Limitation on Contribution Claims
The court clarified the limitations on contribution claims under Texas law, asserting that such claims are generally not available in breach of contract situations. The court noted that contribution rights are recognized primarily among co-obligors or in scenarios where there is a shared responsibility for a common obligation. In this case, LAN and the City were not co-obligors under any contract with Interstate, which further undermined the City’s argument for contribution. The court distinguished the situation from instances where common law indemnity might apply, emphasizing that neither of the recognized exceptions to the indemnity prohibition were applicable here. Therefore, given that the City was not an innocent retailer in a distribution chain and its liability was not purely vicarious, the court concluded that the City had no legal basis to seek contribution from LAN. This limitation solidified the court's decision to dismiss the City’s contribution claims, aligning with prevailing case law on the subject.
Conclusion on Attorney's Fees
While the court granted summary judgment in favor of LAN on most claims, it did leave open the issue of the City’s entitlement to attorney’s fees.
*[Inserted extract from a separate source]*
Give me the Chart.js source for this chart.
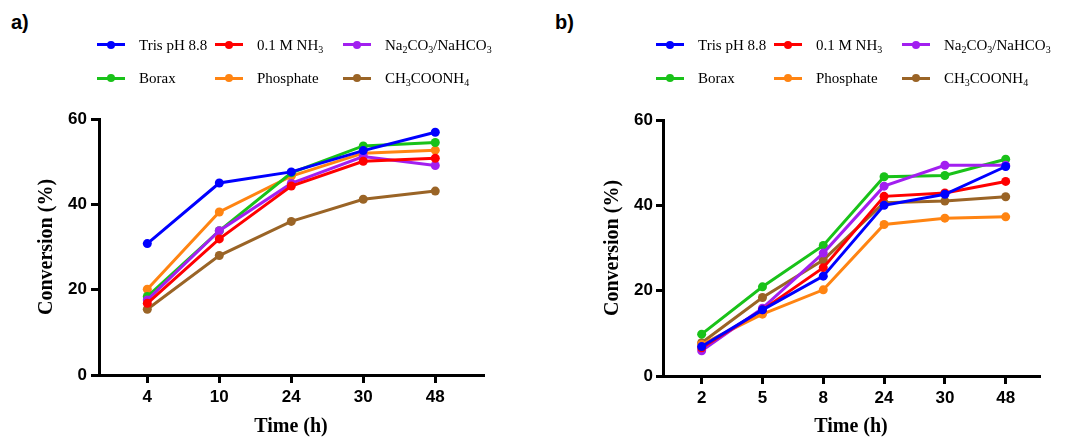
<!DOCTYPE html>
<html>
<head>
<meta charset="utf-8">
<script src="https://cdn.jsdelivr.net/npm/chart.js@4.4.1/dist/chart.umd.min.js"></script>
<style>
  html, body { margin: 0; padding: 0; background: #fff; }
  body { width: 1067px; height: 439px; position: relative; overflow: hidden; }
  .panel { position: absolute; top: 0; height: 439px; }
  .panel canvas { position: absolute; left: 0; top: 0; }
  .tag { position: absolute; font: bold 20px "Liberation Sans", Arial, sans-serif; line-height: 20px; color: #000; }
  .item { position: absolute; height: 20px; display: flex; align-items: center;
          font: 15px "Liberation Serif", "Times New Roman", serif; line-height: 20px; color: #000; white-space: nowrap; }
  .key { position: relative; width: 28px; height: 3px; margin-right: 14px; }
  .key i { position: absolute; left: 10px; top: -2.5px; width: 8px; height: 8px; border-radius: 50%; }
  .item sub { font-size: 10px; line-height: 0; vertical-align: -3px; }
</style>
</head>
<body>
<div class="tag" style="left:11px; top:12px;">a)</div>
<div class="tag" style="left:555px; top:12px;">b)</div>
<div class="panel" id="panelA" style="left:0; width:533px;"><canvas id="chartA" width="533" height="439"></canvas></div>
<div class="panel" id="panelB" style="left:533px; width:534px;"><canvas id="chartB" width="534" height="439"></canvas></div>
<div id="legends"></div>

<script>
// Buffers compared in both experiments (legend order)
const seriesNames = ['Tris pH 8.8', '0.1 M NH₃', 'Na₂CO₃/NaHCO₃', 'Borax', 'Phosphate', 'CH₃COONH₄'];
const seriesColors = ['#0000ff', '#ff0000', '#a21ff0', '#19c219', '#ff8412', '#9a6426'];

// Conversion axis ticks (%)
const yTicks = [0, 20, 40, 60];

// a) sampling times (h) and conversions (%)
const timesA = ['4', '10', '24', '30', '48'];
const trisA  = [30.8, 45.0, 47.6, 52.6, 56.9];
const nh3A   = [16.8, 31.9, 44.3, 50.1, 50.8];
const carbA  = [17.6, 33.8, 44.9, 51.2, 49.1];
const boraxA = [18.4, 33.8, 47.4, 53.7, 54.5];
const phosA  = [20.1, 38.2, 46.6, 52.0, 52.7];
const acetA  = [15.4, 28.0, 36.0, 41.2, 43.1];

// b) sampling times (h) and conversions (%)
const timesB = ['2', '5', '8', '24', '30', '48'];
const trisB  = [6.9, 15.5, 23.4, 40.0, 42.6, 49.1];
const nh3B   = [6.6, 15.5, 25.4, 42.1, 42.9, 45.6];
const carbB  = [5.9, 15.9, 28.8, 44.5, 49.4, 49.4];
const boraxB = [9.8, 20.9, 30.6, 46.7, 47.0, 50.8];
const phosB  = [7.4, 14.5, 20.2, 35.5, 37.0, 37.3];
const acetB  = [7.8, 18.4, 27.2, 40.6, 41.0, 42.0];

const tickFont  = { family: '"Liberation Sans", Arial, sans-serif', size: 17, weight: 'bold' };
const titleFont = { family: '"Liberation Serif", "Times New Roman", serif', size: 20, weight: 'bold' };

function axisLook(tickLength) {
  return {
    grid: { display: true, drawOnChartArea: false, drawTicks: true, tickLength: tickLength,
            color: '#000', lineWidth: 3, tickWidth: 3, tickColor: '#000' },
    border: { display: true, color: '#000', width: 3 }
  };
}

function makePanel(canvasId, times, seriesValues, g) {
  const datasets = seriesValues.map((vals, i) => ({
    label: seriesNames[i],
    data: vals.map((v, k) => ({ x: k, y: v })),
    borderColor: seriesColors[i],
    backgroundColor: seriesColors[i],
    pointBackgroundColor: seriesColors[i],
    pointBorderWidth: 0,
    pointRadius: 4.5,
    pointHoverRadius: 4.5,
    borderWidth: 3,
    tension: 0
  }));

  return new Chart(document.getElementById(canvasId), {
    type: 'line',
    data: { datasets },
    options: {
      responsive: false,
      animation: false,
      devicePixelRatio: 1,
      layout: { padding: g.padding },
      plugins: { legend: { display: false }, tooltip: { enabled: false } },
      scales: {
        x: Object.assign({
          type: 'linear',
          min: g.xMin,
          max: g.xMax,
          afterBuildTicks: s => { s.ticks = times.map((_, i) => ({ value: i })); },
          afterFit: s => { s.height = g.xHeight; },
          ticks: { callback: v => times[v], font: tickFont, color: '#000', padding: 4,
                   autoSkip: false, maxRotation: 0 },
          title: { display: true, text: 'Time (h)', font: titleFont, color: '#000',
                   padding: { top: 0, bottom: g.xTitlePad } }
        }, axisLook(8)),
        y: Object.assign({
          type: 'linear',
          min: yTicks[0],
          max: yTicks[yTicks.length - 1],
          afterBuildTicks: s => { s.ticks = yTicks.map(v => ({ value: v })); },
          afterFit: s => { s.width = g.yWidth; },
          ticks: { font: tickFont, color: '#000', padding: g.yPad },
          title: { display: true, text: 'Conversion (%)', font: titleFont, color: '#000',
                   padding: { top: g.yTitlePad, bottom: 0 } }
        }, axisLook(g.yTick))
      }
    }
  });
}

// Legend with chemical subscripts, built from each chart's datasets
const legendCols = [0, 118, 246];
const legendRows = [44.5, 78];
const subDigits = '₀₁₂₃₄₅₆₇₈₉';

function appendLabel(el, text) {
  let plain = '';
  for (const ch of text) {
    const d = subDigits.indexOf(ch);
    if (d >= 0) {
      if (plain) { el.appendChild(document.createTextNode(plain)); plain = ''; }
      const s = document.createElement('sub');
      s.textContent = String(d);
      el.appendChild(s);
    } else {
      plain += ch;
    }
  }
  if (plain) el.appendChild(document.createTextNode(plain));
}

function buildLegend(chart, left) {
  const host = document.getElementById('legends');
  chart.data.datasets.forEach((ds, i) => {
    const item = document.createElement('div');
    item.className = 'item';
    item.style.left = (left + legendCols[i % 3]) + 'px';
    item.style.top = (legendRows[Math.floor(i / 3)] - 10) + 'px';
    const key = document.createElement('span');
    key.className = 'key';
    key.style.background = ds.borderColor;
    const dot = document.createElement('i');
    dot.style.background = ds.borderColor;
    key.appendChild(dot);
    const txt = document.createElement('span');
    appendLabel(txt, ds.label);
    item.appendChild(key);
    item.appendChild(txt);
    host.appendChild(item);
  });
}

const chartA = makePanel('chartA', timesA, [trisA, nh3A, carbA, boraxA, phosA, acetA], {
  padding: { left: 0, top: 119, right: 50, bottom: 0 },
  yWidth: 99, xHeight: 64, xMin: -0.671, xMax: 4.663,
  yTick: 8, yPad: 4, yTitlePad: 35, xTitlePad: 0
});
const chartB = makePanel('chartB', timesB, [trisB, nh3B, carbB, boraxB, phosB, acetB], {
  padding: { left: 0, top: 120, right: 28, bottom: 0 },
  yWidth: 130, xHeight: 63, xMin: -0.636, xMax: 5.548,
  yTick: 7, yPad: 3, yTitlePad: 68, xTitlePad: 0
});

buildLegend(chartA, 97);
buildLegend(chartB, 656);
</script>
</body>
</html>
The court acknowledged that, under a valid breach of contract claim, the City could potentially recover attorney’s fees as damages. However, the dismissal of the breach of contract and implied warranty claims, except for the attorney’s fees issue, indicated the court’s recognition of the possibility of prevailing on that narrow point. Therefore, the court granted LAN the opportunity to file a motion addressing the attorney's fees claim specifically, indicating that this aspect of the City’s case could still be litigated despite the broader dismissal of claims. This decision illustrated the court's careful consideration of the nuances involved in contractual disputes and the permissible recovery of attorney’s fees within that framework.